EXERCISE REQUIREMENTS |
Omit all pictures, then retype the data exactly as given.

RECORDED INFORMATION |
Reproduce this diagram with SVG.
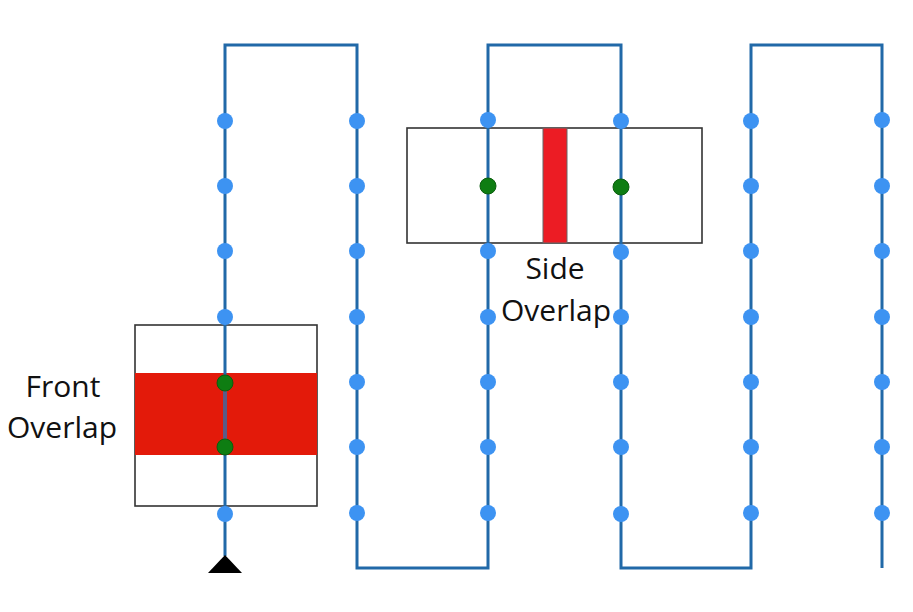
<svg xmlns="http://www.w3.org/2000/svg" width="913" height="612" viewBox="0 0 913 612">
<style>
.route{fill:none;stroke:#2169a8;stroke-width:3;stroke-linejoin:miter}
.wp{fill:#3d93f2}
.gp{fill:#0e7d12;stroke:#0b5e0e;stroke-width:1}
.box{fill:#ffffff;stroke:#333333;stroke-width:1.6}
.lbl{font-family:"Open Sans","Liberation Sans",sans-serif;font-size:30px;fill:#111111;text-anchor:middle}
</style>
<rect width="913" height="612" fill="#ffffff"/>
<g id="front-box">
<rect class="box" x="135" y="325" width="182" height="181"/>
<rect x="135" y="373" width="182" height="82" fill="#e31a0a"/>
</g>
<g id="side-box">
<rect class="box" x="407" y="128" width="295" height="115"/>
<rect x="543" y="128" width="24" height="115" fill="#ec1c24" stroke="#666666" stroke-width="1"/>
</g>
<g id="connectors">
<path class="route" d="M225 556 V45 H357 V568 H488 V45 H621 V568 H751 V45 H882 V568"/>
<line x1="225" y1="383" x2="225" y2="447" stroke="#5a5b86" stroke-width="4"/>
</g>
<g id="waypoints">
<circle class="wp" cx="225" cy="121" r="8"/>
<circle class="wp" cx="225" cy="186" r="8"/>
<circle class="wp" cx="225" cy="251" r="8"/>
<circle class="wp" cx="225" cy="317" r="8"/>
<circle class="wp" cx="225" cy="514" r="8"/>
<circle class="wp" cx="357" cy="121" r="8"/>
<circle class="wp" cx="357" cy="186" r="8"/>
<circle class="wp" cx="357" cy="251" r="8"/>
<circle class="wp" cx="357" cy="317" r="8"/>
<circle class="wp" cx="357" cy="382" r="8"/>
<circle class="wp" cx="357" cy="447" r="8"/>
<circle class="wp" cx="357" cy="513" r="8"/>
<circle class="wp" cx="488" cy="120" r="8"/>
<circle class="wp" cx="488" cy="251" r="8"/>
<circle class="wp" cx="488" cy="317" r="8"/>
<circle class="wp" cx="488" cy="382" r="8"/>
<circle class="wp" cx="488" cy="447" r="8"/>
<circle class="wp" cx="488" cy="513" r="8"/>
<circle class="wp" cx="621" cy="121" r="8"/>
<circle class="wp" cx="621" cy="252" r="8"/>
<circle class="wp" cx="621" cy="317" r="8"/>
<circle class="wp" cx="621" cy="382" r="8"/>
<circle class="wp" cx="621" cy="447" r="8"/>
<circle class="wp" cx="621" cy="514" r="8"/>
<circle class="wp" cx="751" cy="121" r="8"/>
<circle class="wp" cx="751" cy="186" r="8"/>
<circle class="wp" cx="751" cy="251" r="8"/>
<circle class="wp" cx="751" cy="317" r="8"/>
<circle class="wp" cx="751" cy="382" r="8"/>
<circle class="wp" cx="751" cy="447" r="8"/>
<circle class="wp" cx="751" cy="513" r="8"/>
<circle class="wp" cx="882" cy="120" r="8"/>
<circle class="wp" cx="882" cy="186" r="8"/>
<circle class="wp" cx="882" cy="251" r="8"/>
<circle class="wp" cx="882" cy="317" r="8"/>
<circle class="wp" cx="882" cy="382" r="8"/>
<circle class="wp" cx="882" cy="447" r="8"/>
<circle class="wp" cx="882" cy="513" r="8"/>
</g>
<g id="overlap-points">
<circle class="gp" cx="225" cy="383" r="8"/>
<circle class="gp" cx="225" cy="447" r="8"/>
<circle class="gp" cx="488" cy="186" r="8"/>
<circle class="gp" cx="621" cy="187" r="8"/>
</g>
<g id="start-marker">
<polygon points="225,555 208,573 242,573" fill="#000000"/>
</g>
<g id="label-front">
<text class="lbl" x="63" y="397">Front</text>
<text class="lbl" x="62" y="438">Overlap</text>
</g>
<g id="label-side">
<text class="lbl" x="555" y="279">Side</text>
<text class="lbl" x="556" y="321">Overlap</text>
</g>
</svg>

RESPONSE TO THIS EXERCISE |
Reproduce this diagram with SVG.
<svg xmlns="http://www.w3.org/2000/svg" width="913" height="612" viewBox="0 0 913 612">
<style>
.route{fill:none;stroke:#2169a8;stroke-width:3;stroke-linejoin:miter}
.wp{fill:#3d93f2}
.gp{fill:#0e7d12;stroke:#0b5e0e;stroke-width:1}
.box{fill:#ffffff;stroke:#333333;stroke-width:1.6}
.lbl{font-family:"Open Sans","Liberation Sans",sans-serif;font-size:30px;fill:#111111;text-anchor:middle}
</style>
<rect width="913" height="612" fill="#ffffff"/>
<g id="front-box">
<rect class="box" x="135" y="325" width="182" height="181"/>
<rect x="135" y="373" width="182" height="82" fill="#e31a0a"/>
</g>
<g id="side-box">
<rect class="box" x="407" y="128" width="295" height="115"/>
<rect x="543" y="128" width="24" height="115" fill="#ec1c24" stroke="#666666" stroke-width="1"/>
</g>
<g id="connectors">
<path class="route" d="M225 556 V45 H357 V568 H488 V45 H621 V568 H751 V45 H882 V568"/>
<line x1="225" y1="383" x2="225" y2="447" stroke="#5a5b86" stroke-width="4"/>
</g>
<g id="waypoints">
<circle class="wp" cx="225" cy="121" r="8"/>
<circle class="wp" cx="225" cy="186" r="8"/>
<circle class="wp" cx="225" cy="251" r="8"/>
<circle class="wp" cx="225" cy="317" r="8"/>
<circle class="wp" cx="225" cy="514" r="8"/>
<circle class="wp" cx="357" cy="121" r="8"/>
<circle class="wp" cx="357" cy="186" r="8"/>
<circle class="wp" cx="357" cy="251" r="8"/>
<circle class="wp" cx="357" cy="317" r="8"/>
<circle class="wp" cx="357" cy="382" r="8"/>
<circle class="wp" cx="357" cy="447" r="8"/>
<circle class="wp" cx="357" cy="513" r="8"/>
<circle class="wp" cx="488" cy="120" r="8"/>
<circle class="wp" cx="488" cy="251" r="8"/>
<circle class="wp" cx="488" cy="317" r="8"/>
<circle class="wp" cx="488" cy="382" r="8"/>
<circle class="wp" cx="488" cy="447" r="8"/>
<circle class="wp" cx="488" cy="513" r="8"/>
<circle class="wp" cx="621" cy="121" r="8"/>
<circle class="wp" cx="621" cy="252" r="8"/>
<circle class="wp" cx="621" cy="317" r="8"/>
<circle class="wp" cx="621" cy="382" r="8"/>
<circle class="wp" cx="621" cy="447" r="8"/>
<circle class="wp" cx="621" cy="514" r="8"/>
<circle class="wp" cx="751" cy="121" r="8"/>
<circle class="wp" cx="751" cy="186" r="8"/>
<circle class="wp" cx="751" cy="251" r="8"/>
<circle class="wp" cx="751" cy="317" r="8"/>
<circle class="wp" cx="751" cy="382" r="8"/>
<circle class="wp" cx="751" cy="447" r="8"/>
<circle class="wp" cx="751" cy="513" r="8"/>
<circle class="wp" cx="882" cy="120" r="8"/>
<circle class="wp" cx="882" cy="186" r="8"/>
<circle class="wp" cx="882" cy="251" r="8"/>
<circle class="wp" cx="882" cy="317" r="8"/>
<circle class="wp" cx="882" cy="382" r="8"/>
<circle class="wp" cx="882" cy="447" r="8"/>
<circle class="wp" cx="882" cy="513" r="8"/>
</g>
<g id="overlap-points">
<circle class="gp" cx="225" cy="383" r="8"/>
<circle class="gp" cx="225" cy="447" r="8"/>
<circle class="gp" cx="488" cy="186" r="8"/>
<circle class="gp" cx="621" cy="187" r="8"/>
</g>
<g id="start-marker">
<polygon points="225,555 208,573 242,573" fill="#000000"/>
</g>
<g id="label-front">
<text class="lbl" x="63" y="397">Front</text>
<text class="lbl" x="62" y="438">Overlap</text>
</g>
<g id="label-side">
<text class="lbl" x="555" y="279">Side</text>
<text class="lbl" x="556" y="321">Overlap</text>
</g>
</svg>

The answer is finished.